Image is a graph from the electric company showing my usage for a day this week. From 6:30 AM to 8:30 PM we used absolutely no utility power.
I’m almost at the three week mark for having this system up and running. The first two weeks I only had 3 KW of PV input but I added another 5 panels to bring it up to 4 KW last week. It’s also still running from a transfer switch in “off grid” mode because I don’t yet have the prep work done to move my breaker box and start moving circuits to it. (That means I’m either on full solar+battery or utility, no mixing or load sharing).
Once I get it wired in fully, I’m probably going to switch to time-of-use billing. Unfortunately, I can’t do that ahead of time because rather than just making off-peak use cheaper, it makes peak usage (M-F 7am to 9pm) extremely expensive while off peak dirt cheap. I wish there was a middle option, but it is what it is.
I’m also being very conservative with my battery usage since I want to have at least 50% in “reserve” to cover power outages. That’s especially important during these heat waves. We could easily run 24/7 but would have to take a day off every so often to just let it charge back up since my system is a bit too small to cover all our usage indefinitely (at least if we want to run the A/C for comfort, that is).


We do lose power during the switchover. Same as if a backup generator were kicking in (a backup generator is pretty analogous to how I have this wired up currently)
My WFH office, homelab servers, 3D printer, and the fridge are all on UPSs. Fridge is a long story, but a UPS has proven beneficial to deal with its Samsung-ness. Everything else doesn’t really care since it’s only a literal split second to make the switch.
The only drawback to this manual switchover is the oven and microwave clocks are never right. But to be honest, even before we started switching over to solar every day, the power would flash almost as soon as we set them so we largely just ignore them. Side effect now is they’re both timers showing how long we’ve been on solar that day.

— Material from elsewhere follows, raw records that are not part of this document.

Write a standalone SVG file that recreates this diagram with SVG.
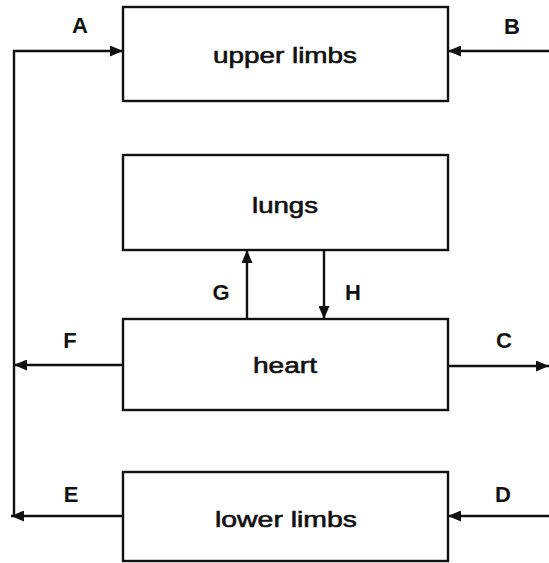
<svg xmlns="http://www.w3.org/2000/svg" width="549" height="563" viewBox="0 0 549 563">
<style>
.box{fill:#fff;stroke:#111;stroke-width:2.4}
.lbl{font-family:"Liberation Sans",Arial,sans-serif;font-size:22px;fill:#111;stroke:#111;stroke-width:0.6;text-anchor:middle}
.let{font-family:"Liberation Sans",Arial,sans-serif;font-size:22px;font-weight:bold;fill:#111;text-anchor:middle}
.con{fill:none;stroke:#111;stroke-width:2.4}
</style>
<defs>
<marker id="ah" markerUnits="userSpaceOnUse" markerWidth="13" markerHeight="11" refX="13" refY="5.5" orient="auto">
<path d="M0,0 L13,5.5 L0,11 z" fill="#111"/>
</marker>
</defs>
<rect width="549" height="563" fill="#fff"/>
<g id="upper-limbs">
<rect class="box" x="123" y="7" width="325" height="94"/>
<text class="lbl" x="285" y="63" textLength="144" lengthAdjust="spacingAndGlyphs">upper limbs</text>
</g>
<g id="lungs">
<rect class="box" x="123" y="155" width="325" height="95"/>
<text class="lbl" x="285" y="213" textLength="66" lengthAdjust="spacingAndGlyphs">lungs</text>
</g>
<g id="heart">
<rect class="box" x="123" y="319" width="325" height="91"/>
<text class="lbl" x="285" y="373" textLength="64" lengthAdjust="spacingAndGlyphs">heart</text>
</g>
<g id="lower-limbs">
<rect class="box" x="123" y="472" width="325" height="89"/>
<text class="lbl" x="286" y="527" textLength="142" lengthAdjust="spacingAndGlyphs">lower limbs</text>
</g>
<g id="connectors">
<path class="con" d="M14,516 L14,51 L123,51" marker-end="url(#ah)"/>
<path class="con" d="M549,51 L448,51" marker-end="url(#ah)"/>
<path class="con" d="M247,319 L247,250" marker-end="url(#ah)"/>
<path class="con" d="M324,250 L324,319" marker-end="url(#ah)"/>
<path class="con" d="M123,365 L14,365" marker-end="url(#ah)"/>
<path class="con" d="M448,366 L549,366" marker-end="url(#ah)"/>
<path class="con" d="M123,516 L11,516" marker-end="url(#ah)"/>
<path class="con" d="M549,516 L448,516" marker-end="url(#ah)"/>
</g>
<g id="labels">
<text class="let" x="80" y="33">A</text>
<text class="let" x="512" y="34">B</text>
<text class="let" x="504" y="348">C</text>
<text class="let" x="503" y="502">D</text>
<text class="let" x="71" y="502">E</text>
<text class="let" x="70" y="348">F</text>
<text class="let" x="221" y="300">G</text>
<text class="let" x="353" y="300">H</text>
</g>
</svg>
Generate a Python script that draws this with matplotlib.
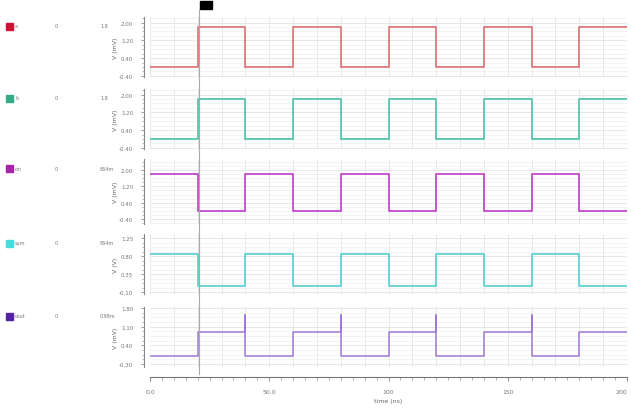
import matplotlib.pyplot as plt
import matplotlib.ticker as mtick

# signal names, cursor values and colours
names = ['a', 'b', 'cin', 'sum', 'cout']
cursor_vals = ['1.8', '1.8', '864m', '864m', '0.98m']
colors = ['#dd6f6f', '#4cc0a8', '#c03cc8', '#54cfd2', '#a078d8']
box_colors = ['#cc1133', '#33aa88', '#aa22aa', '#44dddd', '#5522aa']

# transition times (ns)
t = [0, 20, 40, 60, 80, 100, 120, 140, 160, 180, 200]
a = [0, 1.8, 0, 1.8, 0, 1.8, 0, 1.8, 0, 1.8]
b = [0, 1.8, 0, 1.8, 0, 1.8, 0, 1.8, 0, 1.8]
cin = [1.8, 0, 1.8, 0, 1.8, 0, 1.8, 0, 1.8, 0]
s = [0.85, 0.05, 0.85, 0.05, 0.85, 0.05, 0.85, 0.05, 0.85, 0.05]
# cout has a glitch at each falling edge
cout_t = [0, 20, 20, 40, 40, 40, 60, 60, 80, 80, 80, 100, 100, 120, 120, 120,
          140, 140, 160, 160, 160, 180, 180, 200]
cout_v = [0, 0, 0.9, 0.9, 1.55, 0, 0, 0.9, 0.9, 1.55, 0, 0, 0.9, 0.9, 1.55, 0,
          0, 0.9, 0.9, 1.55, 0, 0, 0.9, 0.9]

ylims = [(-0.45, 2.25), (-0.45, 2.25), (-0.63, 2.53), (-0.15, 1.35), (-0.41, 1.84)]
yticks = [[-0.4, 0.4, 1.2, 2.0], [-0.4, 0.4, 1.2, 2.0], [-0.4, 0.4, 1.2, 2.0],
          [-0.1, 0.35, 0.8, 1.25], [-0.3, 0.4, 1.1, 1.8]]
ylabels = ['V (mV)', 'V (mV)', 'V (mV)', 'V (V)', 'V (mV)']
xticks = [0, 50, 100, 150, 200]
xticklabels = ['0.0', '50.0', '100', '150', '200']
cursor_t = 20.5

# panel layout [top px, bottom px] of the 414 px figure
panels = [(18, 78), (90, 150), (160, 225), (235, 295), (308, 368)]
W, H = 631, 414

fig = plt.figure(figsize=(W / 100, H / 100), dpi=100)
axes = []
for i, (top, bot) in enumerate(panels):
    ax = fig.add_axes([150 / W, 1 - bot / H, 477 / W, (bot - top) / H])
    axes.append(ax)
    if names[i] == 'cout':
        ax.plot(cout_t, cout_v, color=colors[i], lw=1.1)
    else:
        vals = [a, b, cin, s][i]
        ax.step(t, vals + [vals[-1]], where='post', color=colors[i], lw=1.2)
    ax.set_xlim(0, 200)
    ax.set_ylim(*ylims[i])
    ax.set_yticks(yticks[i])
    ax.yaxis.set_major_formatter(mtick.FormatStrFormatter('%.2f'))
    ax.yaxis.set_minor_locator(mtick.AutoMinorLocator(4))
    ax.xaxis.set_major_locator(mtick.MultipleLocator(10))
    ax.grid(True, which='major', color='#e4e4e4', lw=0.6)
    ax.grid(True, which='minor', axis='y', color='#efefef', lw=0.5)
    for sp in ['top', 'right', 'bottom']:
        ax.spines[sp].set_visible(False)
    ax.spines['left'].set_color('#888888')
    ax.spines['left'].set_position(('outward', 4))
    ax.tick_params(axis='y', labelsize=4, colors='#777777', length=2, width=0.5, pad=6)
    ax.tick_params(axis='y', which='minor', length=1.2, width=0.4, colors='#888888')
    ax.tick_params(axis='x', bottom=False, labelbottom=False)
    ax.set_ylabel(ylabels[i], fontsize=4.5, color='#666666', labelpad=1)
    ax.axvline(cursor_t, color='#aaaaaa', lw=0.8)

    yc = 1 - (top + (bot - top) * 0.15) / H
    fig.patches.append(plt.Rectangle((6 / W, yc - 3.5 / H), 7 / W, 7 / H,
                                     transform=fig.transFigure, color=box_colors[i]))
    fig.text(15 / W, yc, names[i], fontsize=3.5, va='center', color='#777777')
    fig.text(55 / W, yc, '0', fontsize=3.5, va='center', color='#777777')
    fig.text(100 / W, yc, cursor_vals[i], fontsize=3.5, va='center', color='#777777')

# shared time axis below the last panel
ax = axes[-1]
ax.spines['bottom'].set_visible(True)
ax.spines['bottom'].set_position(('outward', 7))
ax.spines['bottom'].set_color('#777777')
ax.xaxis.set_major_locator(mtick.FixedLocator(xticks))
ax.xaxis.set_major_formatter(mtick.FixedFormatter(xticklabels))
ax.xaxis.set_minor_locator(mtick.MultipleLocator(5))
ax.tick_params(axis='x', which='both', bottom=True, labelbottom=True, colors='#777777',
               labelsize=4.5, length=3, width=0.6, pad=6)
ax.tick_params(axis='x', which='minor', length=2, width=0.4)
ax.grid(False, axis='x', which='both')
for x in range(10, 200, 10):
    ax.axvline(x, color='#e4e4e4', lw=0.6, zorder=0)
ax.set_xlabel('time (ns)', fontsize=4.5, color='#666666', labelpad=3)
fig.canvas.draw()
ax.get_xticklabels()[-1].set_horizontalalignment('right')

# cursor marker and line through the whole stack
fig.add_artist(plt.Line2D([199 / W, 199 / W], [1 - 10 / H, 1 - 375 / H],
                          color='#aaaaaa', lw=0.8))
fig.patches.append(plt.Rectangle((200 / W, 1 - 10 / H), 12 / W, 8 / H,
                                 transform=fig.transFigure, color='black'))

plt.savefig('out.png')
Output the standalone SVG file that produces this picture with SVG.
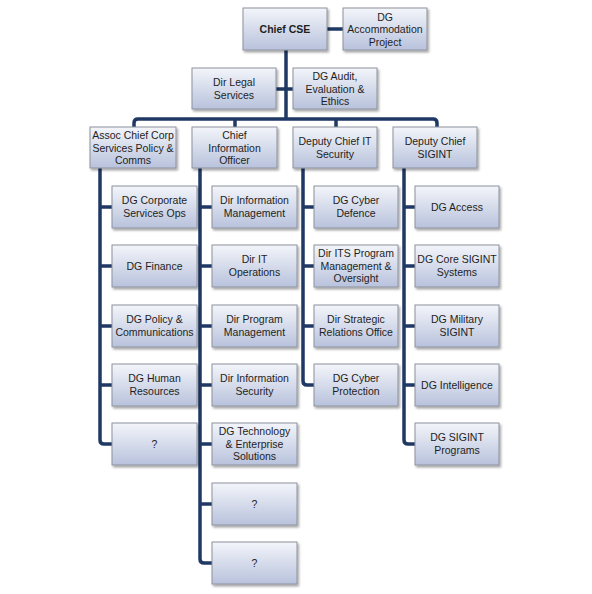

Once I get it installed fully, there will be no cutover. It acts as an on-line UPS, essentially, and the only thing that changes is where the inverter is drawing it’s power (PV, battery, utility, or a combo of any of those). It also, supposedly, has a 10ms switchover time if it has to go into “bypass” mode to feed the load directly from utility input. 10ms is comparable if not the same as the switchover time on my other UPSs.